**Listed records**
----
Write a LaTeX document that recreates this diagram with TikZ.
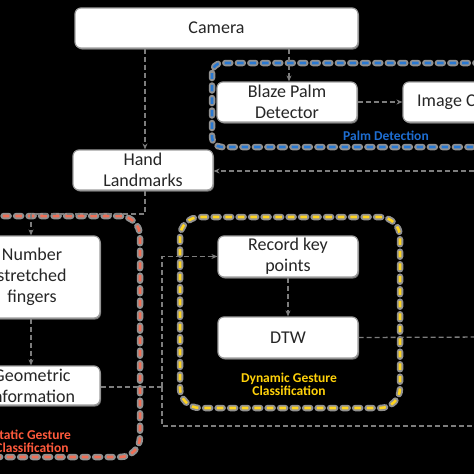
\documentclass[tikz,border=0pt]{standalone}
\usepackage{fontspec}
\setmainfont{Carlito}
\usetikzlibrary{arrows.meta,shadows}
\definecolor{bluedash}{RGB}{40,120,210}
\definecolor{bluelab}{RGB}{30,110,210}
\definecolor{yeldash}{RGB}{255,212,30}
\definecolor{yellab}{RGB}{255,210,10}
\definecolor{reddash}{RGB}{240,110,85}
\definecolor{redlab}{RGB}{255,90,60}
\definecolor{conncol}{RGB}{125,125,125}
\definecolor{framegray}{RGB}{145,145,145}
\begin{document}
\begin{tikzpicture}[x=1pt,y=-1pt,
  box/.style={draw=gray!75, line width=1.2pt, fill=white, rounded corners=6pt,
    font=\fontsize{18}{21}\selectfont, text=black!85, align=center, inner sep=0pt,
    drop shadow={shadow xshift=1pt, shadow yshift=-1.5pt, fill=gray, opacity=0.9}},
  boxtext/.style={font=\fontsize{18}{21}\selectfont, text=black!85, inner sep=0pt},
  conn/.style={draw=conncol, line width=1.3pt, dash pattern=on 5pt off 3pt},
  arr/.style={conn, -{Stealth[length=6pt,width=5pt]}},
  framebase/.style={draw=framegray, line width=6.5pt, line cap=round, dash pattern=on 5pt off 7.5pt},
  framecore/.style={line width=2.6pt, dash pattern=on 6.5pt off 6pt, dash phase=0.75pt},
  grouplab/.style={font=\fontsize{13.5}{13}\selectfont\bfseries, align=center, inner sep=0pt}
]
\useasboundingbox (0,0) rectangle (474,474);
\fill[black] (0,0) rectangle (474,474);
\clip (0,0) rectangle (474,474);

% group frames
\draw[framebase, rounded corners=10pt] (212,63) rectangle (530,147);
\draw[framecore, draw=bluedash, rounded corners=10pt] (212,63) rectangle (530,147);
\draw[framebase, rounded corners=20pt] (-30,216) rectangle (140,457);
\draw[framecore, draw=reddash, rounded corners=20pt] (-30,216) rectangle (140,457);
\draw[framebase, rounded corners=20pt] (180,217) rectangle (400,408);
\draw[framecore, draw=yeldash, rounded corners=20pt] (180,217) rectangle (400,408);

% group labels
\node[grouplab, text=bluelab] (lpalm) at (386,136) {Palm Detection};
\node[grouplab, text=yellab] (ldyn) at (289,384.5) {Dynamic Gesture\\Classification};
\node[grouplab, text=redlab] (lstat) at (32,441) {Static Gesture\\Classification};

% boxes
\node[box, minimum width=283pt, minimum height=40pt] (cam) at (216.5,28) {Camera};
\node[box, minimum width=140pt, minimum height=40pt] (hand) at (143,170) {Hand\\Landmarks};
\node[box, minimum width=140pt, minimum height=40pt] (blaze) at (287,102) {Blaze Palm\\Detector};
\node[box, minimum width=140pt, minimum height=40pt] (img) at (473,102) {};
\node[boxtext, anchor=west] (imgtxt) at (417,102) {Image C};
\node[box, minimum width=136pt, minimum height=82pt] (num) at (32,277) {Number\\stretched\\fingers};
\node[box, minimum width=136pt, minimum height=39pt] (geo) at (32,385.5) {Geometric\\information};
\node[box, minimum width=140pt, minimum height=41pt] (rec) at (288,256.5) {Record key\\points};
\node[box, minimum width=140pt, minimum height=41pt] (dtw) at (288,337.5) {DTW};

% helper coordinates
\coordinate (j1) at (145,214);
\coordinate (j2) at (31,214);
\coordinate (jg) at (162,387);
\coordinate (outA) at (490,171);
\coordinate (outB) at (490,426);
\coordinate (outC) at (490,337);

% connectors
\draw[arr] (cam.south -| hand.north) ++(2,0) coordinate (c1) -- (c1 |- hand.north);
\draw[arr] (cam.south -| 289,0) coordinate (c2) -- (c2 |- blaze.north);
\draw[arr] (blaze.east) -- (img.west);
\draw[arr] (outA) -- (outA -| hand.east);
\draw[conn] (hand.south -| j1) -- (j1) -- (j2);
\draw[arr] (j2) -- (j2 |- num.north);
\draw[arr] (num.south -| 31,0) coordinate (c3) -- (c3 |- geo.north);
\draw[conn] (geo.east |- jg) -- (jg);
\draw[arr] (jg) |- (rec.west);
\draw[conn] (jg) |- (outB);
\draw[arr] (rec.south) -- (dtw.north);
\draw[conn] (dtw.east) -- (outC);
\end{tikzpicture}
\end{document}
----
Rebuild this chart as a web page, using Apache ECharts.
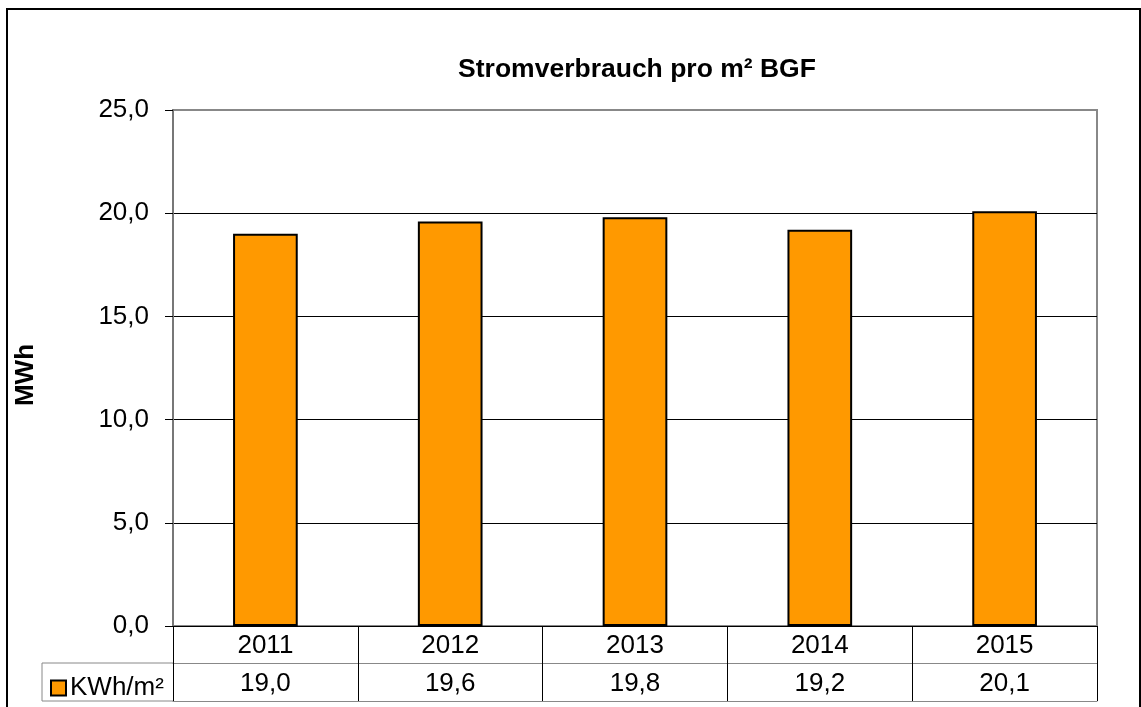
----
**Stated task**
Keep the images out of the copy. Repeat word for word only the lines from the one containing "Write a LaTeX" through the one containing "draw=yeldash, rounded corners=20pt]", both ends included.

**Exercise solution**
Write a LaTeX document that recreates this diagram with TikZ.
\documentclass[tikz,border=0pt]{standalone}
\usepackage{fontspec}
\setmainfont{Carlito}
\usetikzlibrary{arrows.meta,shadows}
\definecolor{bluedash}{RGB}{40,120,210}
\definecolor{bluelab}{RGB}{30,110,210}
\definecolor{yeldash}{RGB}{255,212,30}
\definecolor{yellab}{RGB}{255,210,10}
\definecolor{reddash}{RGB}{240,110,85}
\definecolor{redlab}{RGB}{255,90,60}
\definecolor{conncol}{RGB}{125,125,125}
\definecolor{framegray}{RGB}{145,145,145}
\begin{document}
\begin{tikzpicture}[x=1pt,y=-1pt,
  box/.style={draw=gray!75, line width=1.2pt, fill=white, rounded corners=6pt,
    font=\fontsize{18}{21}\selectfont, text=black!85, align=center, inner sep=0pt,
    drop shadow={shadow xshift=1pt, shadow yshift=-1.5pt, fill=gray, opacity=0.9}},
  boxtext/.style={font=\fontsize{18}{21}\selectfont, text=black!85, inner sep=0pt},
  conn/.style={draw=conncol, line width=1.3pt, dash pattern=on 5pt off 3pt},
  arr/.style={conn, -{Stealth[length=6pt,width=5pt]}},
  framebase/.style={draw=framegray, line width=6.5pt, line cap=round, dash pattern=on 5pt off 7.5pt},
  framecore/.style={line width=2.6pt, dash pattern=on 6.5pt off 6pt, dash phase=0.75pt},
  grouplab/.style={font=\fontsize{13.5}{13}\selectfont\bfseries, align=center, inner sep=0pt}
]
\useasboundingbox (0,0) rectangle (474,474);
\fill[black] (0,0) rectangle (474,474);
\clip (0,0) rectangle (474,474);

% group frames
\draw[framebase, rounded corners=10pt] (212,63) rectangle (530,147);
\draw[framecore, draw=bluedash, rounded corners=10pt] (212,63) rectangle (530,147);
\draw[framebase, rounded corners=20pt] (-30,216) rectangle (140,457);
\draw[framecore, draw=reddash, rounded corners=20pt] (-30,216) rectangle (140,457);
\draw[framebase, rounded corners=20pt] (180,217) rectangle (400,408);
\draw[framecore, draw=yeldash, rounded corners=20pt] (180,217) rectangle (400,408);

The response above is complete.